→ **DATA FOR THIS TASK**
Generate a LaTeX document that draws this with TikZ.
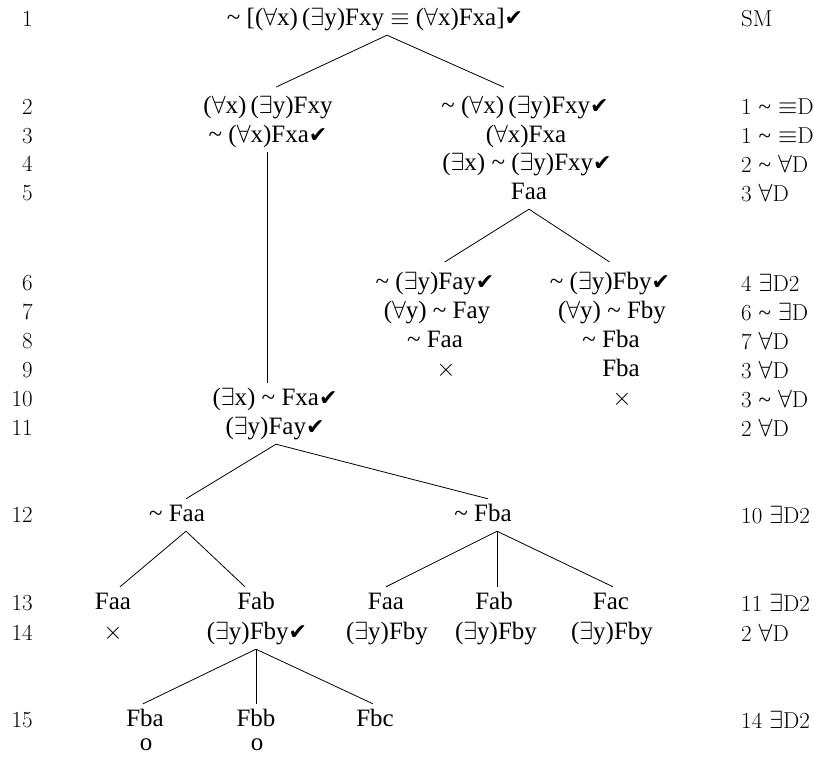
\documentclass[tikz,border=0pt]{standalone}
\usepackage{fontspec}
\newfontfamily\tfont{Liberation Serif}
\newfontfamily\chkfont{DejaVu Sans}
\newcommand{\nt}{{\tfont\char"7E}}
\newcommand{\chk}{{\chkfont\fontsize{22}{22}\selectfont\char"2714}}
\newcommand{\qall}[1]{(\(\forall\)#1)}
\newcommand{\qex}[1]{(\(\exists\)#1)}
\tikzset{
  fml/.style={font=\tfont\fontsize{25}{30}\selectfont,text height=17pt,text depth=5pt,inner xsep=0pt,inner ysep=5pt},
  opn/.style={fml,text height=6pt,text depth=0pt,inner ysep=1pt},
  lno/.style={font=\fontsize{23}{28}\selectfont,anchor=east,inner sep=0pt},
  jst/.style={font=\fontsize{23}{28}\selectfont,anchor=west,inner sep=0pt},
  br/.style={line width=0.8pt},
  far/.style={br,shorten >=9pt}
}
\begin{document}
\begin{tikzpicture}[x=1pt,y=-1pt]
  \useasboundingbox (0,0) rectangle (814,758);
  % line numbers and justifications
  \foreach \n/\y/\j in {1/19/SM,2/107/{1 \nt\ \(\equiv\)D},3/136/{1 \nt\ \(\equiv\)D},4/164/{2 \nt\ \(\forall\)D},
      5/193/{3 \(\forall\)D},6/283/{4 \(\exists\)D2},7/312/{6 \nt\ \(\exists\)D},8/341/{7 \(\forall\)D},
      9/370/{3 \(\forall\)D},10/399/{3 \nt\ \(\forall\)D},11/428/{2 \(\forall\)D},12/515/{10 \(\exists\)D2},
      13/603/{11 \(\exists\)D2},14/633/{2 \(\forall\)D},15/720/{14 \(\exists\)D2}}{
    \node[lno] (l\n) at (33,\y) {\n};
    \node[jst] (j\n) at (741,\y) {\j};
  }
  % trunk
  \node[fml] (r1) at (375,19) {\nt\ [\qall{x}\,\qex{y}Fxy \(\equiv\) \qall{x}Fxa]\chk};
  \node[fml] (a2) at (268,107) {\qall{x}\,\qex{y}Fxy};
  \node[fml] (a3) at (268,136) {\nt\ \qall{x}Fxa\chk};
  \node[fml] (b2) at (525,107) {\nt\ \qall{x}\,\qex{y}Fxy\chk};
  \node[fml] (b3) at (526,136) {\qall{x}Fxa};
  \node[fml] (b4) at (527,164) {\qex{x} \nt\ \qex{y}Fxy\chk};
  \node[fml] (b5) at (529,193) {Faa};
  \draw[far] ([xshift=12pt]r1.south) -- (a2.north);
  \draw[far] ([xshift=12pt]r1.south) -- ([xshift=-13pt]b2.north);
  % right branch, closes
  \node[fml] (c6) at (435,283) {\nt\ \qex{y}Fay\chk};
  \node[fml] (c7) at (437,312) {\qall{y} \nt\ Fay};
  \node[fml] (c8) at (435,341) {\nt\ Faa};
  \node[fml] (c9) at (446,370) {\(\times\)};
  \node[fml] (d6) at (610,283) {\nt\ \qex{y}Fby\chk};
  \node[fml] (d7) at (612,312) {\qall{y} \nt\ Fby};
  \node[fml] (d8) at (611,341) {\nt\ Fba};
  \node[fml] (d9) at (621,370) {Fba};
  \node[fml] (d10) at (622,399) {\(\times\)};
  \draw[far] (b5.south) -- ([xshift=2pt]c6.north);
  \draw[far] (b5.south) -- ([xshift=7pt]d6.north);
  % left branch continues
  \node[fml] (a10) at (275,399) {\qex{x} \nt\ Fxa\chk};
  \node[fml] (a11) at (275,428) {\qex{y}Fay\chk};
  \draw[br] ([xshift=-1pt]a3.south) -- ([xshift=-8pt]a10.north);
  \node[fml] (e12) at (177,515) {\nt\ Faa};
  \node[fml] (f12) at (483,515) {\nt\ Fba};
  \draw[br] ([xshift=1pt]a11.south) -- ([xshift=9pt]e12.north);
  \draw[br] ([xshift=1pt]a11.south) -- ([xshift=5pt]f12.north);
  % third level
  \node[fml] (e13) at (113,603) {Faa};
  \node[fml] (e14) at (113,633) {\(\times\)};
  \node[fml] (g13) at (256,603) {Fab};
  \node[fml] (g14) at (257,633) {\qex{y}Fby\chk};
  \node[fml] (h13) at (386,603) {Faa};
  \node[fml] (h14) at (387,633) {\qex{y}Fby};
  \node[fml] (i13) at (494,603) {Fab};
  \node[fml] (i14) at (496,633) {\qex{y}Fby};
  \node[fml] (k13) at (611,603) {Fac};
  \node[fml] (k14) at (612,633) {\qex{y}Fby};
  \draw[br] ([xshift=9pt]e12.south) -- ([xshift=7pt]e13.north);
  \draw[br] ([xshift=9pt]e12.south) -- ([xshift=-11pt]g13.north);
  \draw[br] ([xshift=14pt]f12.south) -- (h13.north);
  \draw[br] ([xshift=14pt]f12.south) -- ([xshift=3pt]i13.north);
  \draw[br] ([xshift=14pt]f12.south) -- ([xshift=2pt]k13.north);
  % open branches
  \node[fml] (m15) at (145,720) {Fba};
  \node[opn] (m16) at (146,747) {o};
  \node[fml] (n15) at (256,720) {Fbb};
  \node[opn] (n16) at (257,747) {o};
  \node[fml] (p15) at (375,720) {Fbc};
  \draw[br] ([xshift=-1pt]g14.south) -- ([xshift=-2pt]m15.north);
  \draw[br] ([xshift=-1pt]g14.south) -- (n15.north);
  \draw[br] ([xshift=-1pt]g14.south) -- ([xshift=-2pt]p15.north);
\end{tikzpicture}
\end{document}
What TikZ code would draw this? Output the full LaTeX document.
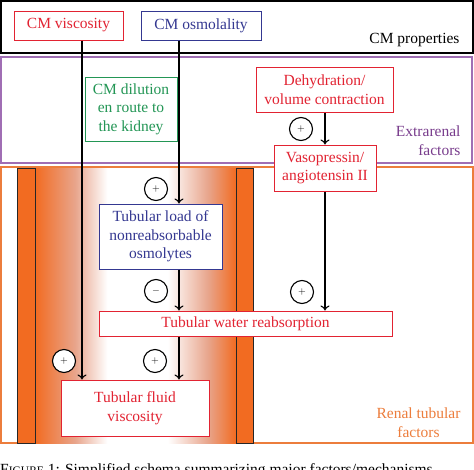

→ **EXERCISE DETAILS**
List all lines from the entries that include the word "LaTeX".

→ **REPLY**
Generate a LaTeX document that draws this with TikZ.
What TikZ code would draw this? Output the full LaTeX document.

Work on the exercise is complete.